> [Data provided]
___
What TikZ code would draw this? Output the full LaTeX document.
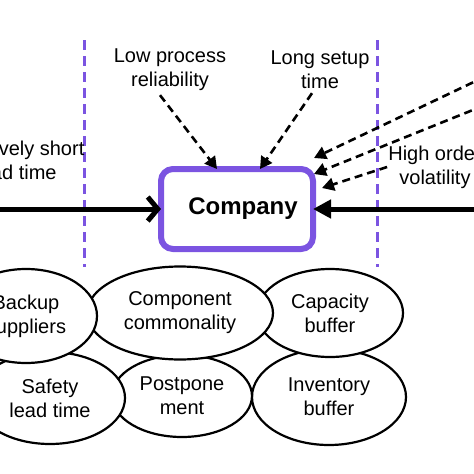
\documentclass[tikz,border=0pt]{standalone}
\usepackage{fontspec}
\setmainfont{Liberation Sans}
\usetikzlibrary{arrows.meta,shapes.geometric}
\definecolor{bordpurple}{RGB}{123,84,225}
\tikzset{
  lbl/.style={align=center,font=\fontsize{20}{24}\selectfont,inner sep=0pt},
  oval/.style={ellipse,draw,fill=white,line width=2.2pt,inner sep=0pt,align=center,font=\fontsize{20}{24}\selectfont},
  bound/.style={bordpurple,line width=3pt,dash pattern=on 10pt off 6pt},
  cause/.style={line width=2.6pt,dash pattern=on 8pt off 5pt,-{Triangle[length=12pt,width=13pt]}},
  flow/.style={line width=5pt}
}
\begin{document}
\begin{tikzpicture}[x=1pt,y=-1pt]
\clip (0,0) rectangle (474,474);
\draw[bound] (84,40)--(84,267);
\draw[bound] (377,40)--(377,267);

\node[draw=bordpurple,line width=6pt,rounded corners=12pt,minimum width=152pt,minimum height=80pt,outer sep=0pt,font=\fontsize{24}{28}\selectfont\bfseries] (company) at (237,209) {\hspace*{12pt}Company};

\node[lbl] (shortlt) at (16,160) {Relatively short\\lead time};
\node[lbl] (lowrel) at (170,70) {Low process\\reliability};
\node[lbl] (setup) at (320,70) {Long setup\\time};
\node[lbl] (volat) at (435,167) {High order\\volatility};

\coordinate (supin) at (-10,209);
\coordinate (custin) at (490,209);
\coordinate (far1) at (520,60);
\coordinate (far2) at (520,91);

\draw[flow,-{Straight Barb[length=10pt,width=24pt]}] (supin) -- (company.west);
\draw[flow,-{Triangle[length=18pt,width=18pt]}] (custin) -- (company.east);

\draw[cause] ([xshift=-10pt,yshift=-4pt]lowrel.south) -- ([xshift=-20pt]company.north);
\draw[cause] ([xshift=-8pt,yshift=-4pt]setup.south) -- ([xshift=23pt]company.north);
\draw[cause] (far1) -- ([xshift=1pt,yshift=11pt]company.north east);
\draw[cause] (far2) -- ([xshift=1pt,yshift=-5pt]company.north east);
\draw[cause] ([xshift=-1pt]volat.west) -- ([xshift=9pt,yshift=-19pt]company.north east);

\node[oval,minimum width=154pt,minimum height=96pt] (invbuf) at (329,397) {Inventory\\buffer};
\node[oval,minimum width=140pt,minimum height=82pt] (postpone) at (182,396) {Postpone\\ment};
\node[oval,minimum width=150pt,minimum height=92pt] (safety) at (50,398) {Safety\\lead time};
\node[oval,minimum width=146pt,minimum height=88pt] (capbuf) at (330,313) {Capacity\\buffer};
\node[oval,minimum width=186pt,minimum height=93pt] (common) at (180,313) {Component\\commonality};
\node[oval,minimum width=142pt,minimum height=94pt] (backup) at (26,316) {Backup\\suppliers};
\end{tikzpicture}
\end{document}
___
> [Exercise instructions] Skip the pictures, please, and transcribe only the lines from the beginning of the material through the one that contains "(custin) -- (company.east);".

> [Written reply]
What TikZ code would draw this? Output the full LaTeX document.
\documentclass[tikz,border=0pt]{standalone}
\usepackage{fontspec}
\setmainfont{Liberation Sans}
\usetikzlibrary{arrows.meta,shapes.geometric}
\definecolor{bordpurple}{RGB}{123,84,225}
\tikzset{
  lbl/.style={align=center,font=\fontsize{20}{24}\selectfont,inner sep=0pt},
  oval/.style={ellipse,draw,fill=white,line width=2.2pt,inner sep=0pt,align=center,font=\fontsize{20}{24}\selectfont},
  bound/.style={bordpurple,line width=3pt,dash pattern=on 10pt off 6pt},
  cause/.style={line width=2.6pt,dash pattern=on 8pt off 5pt,-{Triangle[length=12pt,width=13pt]}},
  flow/.style={line width=5pt}
}
\begin{document}
\begin{tikzpicture}[x=1pt,y=-1pt]
\clip (0,0) rectangle (474,474);
\draw[bound] (84,40)--(84,267);
\draw[bound] (377,40)--(377,267);

\node[draw=bordpurple,line width=6pt,rounded corners=12pt,minimum width=152pt,minimum height=80pt,outer sep=0pt,font=\fontsize{24}{28}\selectfont\bfseries] (company) at (237,209) {\hspace*{12pt}Company};

\node[lbl] (shortlt) at (16,160) {Relatively short\\lead time};
\node[lbl] (lowrel) at (170,70) {Low process\\reliability};
\node[lbl] (setup) at (320,70) {Long setup\\time};
\node[lbl] (volat) at (435,167) {High order\\volatility};

\coordinate (supin) at (-10,209);
\coordinate (custin) at (490,209);
\coordinate (far1) at (520,60);
\coordinate (far2) at (520,91);

\draw[flow,-{Straight Barb[length=10pt,width=24pt]}] (supin) -- (company.west);
\draw[flow,-{Triangle[length=18pt,width=18pt]}] (custin) -- (company.east);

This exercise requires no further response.